>> BEGIN Data extract

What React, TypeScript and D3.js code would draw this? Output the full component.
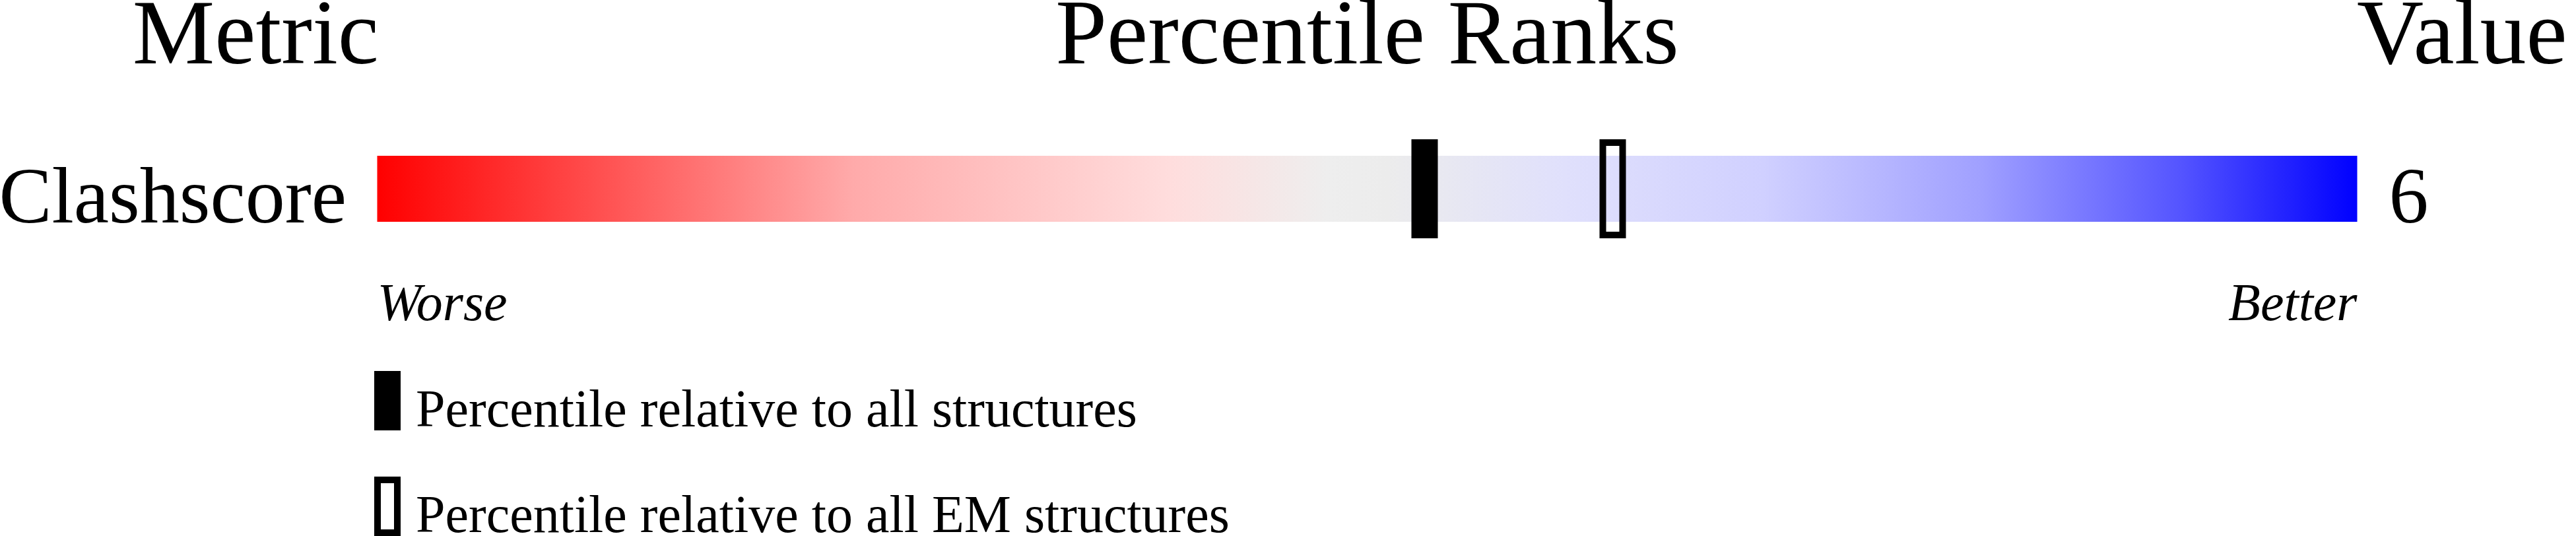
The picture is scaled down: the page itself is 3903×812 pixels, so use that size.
import React from "react";
import * as d3 from "d3";

// ---- data ----
const metrics = ["Clashscore"];
const metricValues = ["6"];
const percentileAll = [52.9];
const percentileEM = [62.4];
const headers = ["Metric", "Percentile Ranks", "Value"];
const scaleEnds = ["Worse", "Better"];
const legendLabels = [
  "Percentile relative to all structures",
  "Percentile relative to all EM structures",
];
const gradientOffsets = [0, 0.24, 0.4, 0.48, 0.51, 0.6, 0.7, 0.81, 0.91, 1];
const gradientColors = [
  "#ff0000",
  "#ffaaaa",
  "#ffdddd",
  "#eeeeee",
  "#ececec",
  "#e0e0fc",
  "#d0d0ff",
  "#a0a0ff",
  "#5555ff",
  "#0000ff",
];

const W = 3903;
const H = 812;
const FONT = "'Liberation Serif', 'Times New Roman', serif";

export default function App() {
  const x = d3.scaleLinear().domain([0, 100]).range([571.5, 3571.5]);
  const barTop = 236;
  const barH = 100;
  const rowY = d3.scaleBand().domain(metrics).range([barTop, barTop + barH]);
  const [x0, x1] = x.range();
  const mid = (x0 + x1) / 2;
  const markerW = 40;
  const markerOver = 25;

  return (
    <svg
      width={W}
      height={H}
      style={{ position: "absolute", left: 0, top: 0, background: "#fff" }}
      fontFamily={FONT}
    >
      <defs>
        <linearGradient id="grad" x1="0" x2="1" y1="0" y2="0">
          {gradientOffsets.map((o, i) => (
            <stop key={i} offset={o} stopColor={gradientColors[i]} />
          ))}
        </linearGradient>
      </defs>
      <rect x={0} y={0} width={W} height={H} fill="#fff" />
      {/* headers */}
      <text x={574} y={96} fontSize={140} textAnchor="end">
        {headers[0]}
      </text>
      <text x={mid} y={96} fontSize={140} textAnchor="middle">
        {headers[1]}
      </text>
      <text x={3571} y={96} fontSize={140} textAnchor="start">
        {headers[2]}
      </text>

      {metrics.map((m, i) => {
        const y = rowY(m) as number;
        const bh = rowY.bandwidth();
        const pa = x(percentileAll[i]);
        const pe = x(percentileEM[i]);
        return (
          <g key={m}>
            <text x={525} y={y + 101} fontSize={120} textAnchor="end">
              {m}
            </text>
            <rect x={x0} y={y} width={x1 - x0} height={bh} fill="url(#grad)" />
            <rect
              x={pa - markerW / 2}
              y={y - markerOver}
              width={markerW}
              height={bh + 2 * markerOver}
              fill="#000"
            />
            <rect
              x={pe - markerW / 2 + 5}
              y={y - markerOver + 5}
              width={markerW - 10}
              height={bh + 2 * markerOver - 10}
              fill="none"
              stroke="#000"
              strokeWidth={10}
            />
            <text x={x1 + 48} y={y + 101} fontSize={120} textAnchor="start">
              {metricValues[i]}
            </text>
            <text x={x0} y={y + 249} fontSize={80} fontStyle="italic" textAnchor="start">
              {scaleEnds[0]}
            </text>
            <text x={x1} y={y + 249} fontSize={80} fontStyle="italic" textAnchor="end">
              {scaleEnds[1]}
            </text>
          </g>
        );
      })}

      {/* legend */}
      <rect x={567} y={562} width={40} height={90} fill="#000" />
      <text x={630} y={646} fontSize={80}>
        {legendLabels[0]}
      </text>
      <rect x={572} y={727} width={30} height={80} fill="none" stroke="#000" strokeWidth={10} />
      <text x={630} y={806} fontSize={80}>
        {legendLabels[1]}
      </text>
    </svg>
  );
}
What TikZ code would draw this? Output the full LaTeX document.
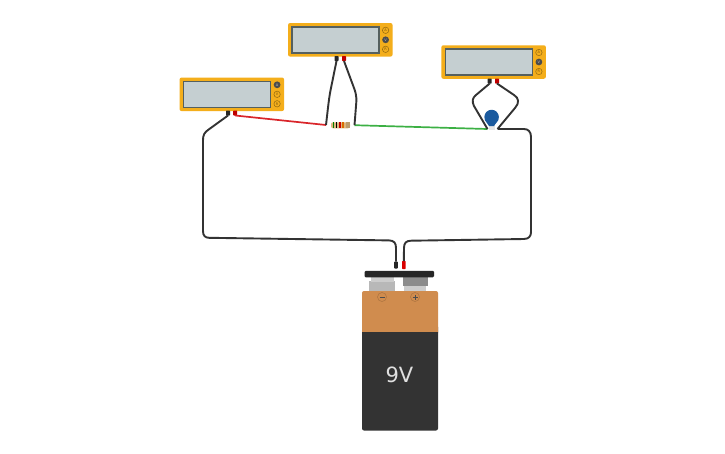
\documentclass[tikz,border=0pt]{standalone}
\usepackage{fontspec}
\setmainfont{DejaVu Sans}
\definecolor{meterY}{HTML}{F4AE1B}
\definecolor{screenC}{HTML}{C5CFD1}
\definecolor{screenE}{HTML}{55605F}
\definecolor{wireK}{HTML}{333333}
\definecolor{wireR}{HTML}{D9252A}
\definecolor{wireG}{HTML}{3CB044}
\definecolor{battO}{HTML}{D08C4E}
\definecolor{battK}{HTML}{333333}
\definecolor{capB}{HTML}{1B5A9E}
\definecolor{resB}{HTML}{DDB67E}
\tikzset{
  x=1pt,y=-1pt,
  box/.style={rectangle,inner sep=0,outer sep=0,minimum width=#1},
  meterbody/.style={box=104.5pt,minimum height=33.5pt,fill=meterY,rounded corners=2pt},
  screen/.style={box=87pt,minimum height=26pt,fill=screenC,draw=screenE,line width=1.5pt},
  dial/.style={circle,inner sep=0,minimum size=6.4pt,draw=black!40!meterY,line width=.5pt,font=\fontsize{3.5}{3.5}\selectfont,text=black!50!meterY},
  dialon/.style={circle,inner sep=0,minimum size=6.8pt,fill=black!70,font=\fontsize{3.5}{3.5}\selectfont,text=black!25},
  termK/.style={box=4pt,minimum height=5pt,fill=black!85,rounded corners=.6pt},
  termR/.style={box=4pt,minimum height=5pt,fill=red!75!black,rounded corners=.6pt},
  wire/.style={line width=1.9pt,draw=wireK,line join=round},
  wirer/.style={line width=1.7pt,draw=wireR},
  wireg/.style={line width=1.7pt,draw=wireG},
  blk/.style={rectangle,inner sep=0,outer sep=0},
}
\newcommand{\meter}[5]{%
  \node[meterbody] (#1) at (#2,#3) {};
  \node[screen] (#1s) at (#2-4.7,#3) {};
  \node[#4] (#1a) at (#2+45.3,#3-9.5) {A};
  \node[#5] (#1v) at (#2+45.3,#3) {V};
}
\begin{document}
\begin{tikzpicture}
\useasboundingbox (0,0) rectangle (725,453);
\fill[white] (0,0) rectangle (725,453);
% meters
\meter{ma}{231.8}{94.3}{dialon}{dial}
\node[dial] (mar) at (277.1,103.8) {R};
\meter{mb}{340.3}{39.8}{dial}{dialon}
\node[dial] (mbr) at (385.6,49.3) {R};
\meter{mc}{493.6}{62}{dial}{dialon}
\node[dial] (mcr) at (538.9,71.5) {R};
% meter terminals
\node[termK] (mak) at (228,113) {};
\node[termR] (mar2) at (235.2,113) {};
\node[termK] (mbk) at (336.5,58.5) {};
\node[termR] (mbr2) at (344,58.5) {};
\node[termK] (mck) at (489.7,81) {};
\node[termR] (mcr2) at (497,81) {};
% battery
\node[blk,fill=black!28,minimum width=26pt,minimum height=10pt] (tl) at (382,286) {};
\node[blk,fill=black!20,minimum width=23pt,minimum height=5pt] (tlu) at (382.5,279.5) {};
\node[blk,fill=black!20,minimum width=22pt,minimum height=6pt] (tr) at (415,288) {};
\node[blk,fill=black!45,minimum width=25pt,minimum height=9pt] (tru) at (415,281.5) {};
\node[blk,fill=black!85,rounded corners=1.2pt,minimum width=69.5pt,minimum height=6.5pt] (plate) at (399.3,274) {};
\fill[battK,rounded corners=2pt] (362,325) rectangle (438,430.5);
\fill[battO,rounded corners=2pt] (362,291) rectangle (438,335);
\fill[battK] (362,332) rectangle (438,340);
\node[circle,inner sep=0,minimum size=9pt,draw=black!18!battO,line width=.5pt] (minus) at (382,297) {};
\node[circle,inner sep=0,minimum size=9pt,draw=black!18!battO,line width=.5pt] (plus) at (415,297) {};
\draw[black!70,line width=.8pt] (379.5,297) -- (384.5,297) (412.5,297) -- (417.5,297) (415,294.5) -- (415,299.5);
\node[inner sep=0,text=white!88!black,font=\fontsize{21}{21}\selectfont] (nine) at (399.5,374.5) {9V};
\node[termK,minimum width=3.6pt,minimum height=7pt] (bk) at (396,265) {};
\node[termR,minimum width=3.6pt,minimum height=8pt,fill=red!85!black] (br) at (403.8,265) {};
% resistor
\coordinate (rl) at (326,125);
\coordinate (rr) at (354.5,125.2);
\coordinate (cl) at (487.5,129);
\coordinate (cr) at (497.5,129);
\draw[wireg] (rr) -- (cl);
\node[blk,fill=resB,rounded corners=2pt,minimum width=19pt,minimum height=6pt] (res) at (340.5,125.3) {};
\fill[black!15!resB] (345.5,122.2) rectangle (350,128.4);
\fill[green!50!black] (333.2,122.4) rectangle (334.4,128.2);
\fill[black] (335.6,122.4) rectangle (337.3,128.2);
\fill[red!80!black] (339,122.4) rectangle (341,128.2);
\fill[orange!85!black] (342.2,122.4) rectangle (343.6,128.2);
% capacitor
\fill[black!10] (488.5,122) rectangle (495,130);
\fill[capB] (489,126) -- (484.6,119.5) -- (498.6,119.5) -- (494,126) -- cycle;
\node[blk,circle,fill=capB,minimum size=14.5pt] (cap) at (491.6,117) {};
% wires
\draw[wire] (mak.south) -- (208,130) .. controls (204.5,132.5) and (203,135) .. (203,140)
  -- (203,231) .. controls (203,235.5) and (205,237.7) .. (209,237.8)
  -- (389,240.4) .. controls (394,240.5) and (396,243) .. (396,248) -- (bk.north);
\draw[wire] (br.north) -- (404,248) .. controls (404,243) and (406,240.8) .. (411,240.7)
  -- (524,239) .. controls (529,238.9) and (531,236) .. (531,232)
  -- (531,137) .. controls (531,132) and (528.5,129) .. (524,129) -- (cr);
\draw[wirer] (mar2.south) -- (rl);
\draw[wire] (mbk.south) -- (331,88) .. controls (329,97) and (328,108) .. (rl);
\draw[wire] (mbr2.south) -- (354,88) .. controls (357,96) and (356.5,100) .. (356,106) -- (rr);
\draw[wire] (mck.south) -- (476,95) .. controls (472,98) and (472,102) .. (474,106) -- (cl);
\draw[wire] (mcr2.south) -- (514,95) .. controls (519,98) and (519.5,103) .. (515,108) -- (cr);
\end{tikzpicture}
\end{document}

>> END Data extract

**Instructions to follow**
Above are the records. Identify each line that contains the word "What".

**Solved problem**
What React, TypeScript and D3.js code would draw this? Output the full component.
What TikZ code would draw this? Output the full LaTeX document.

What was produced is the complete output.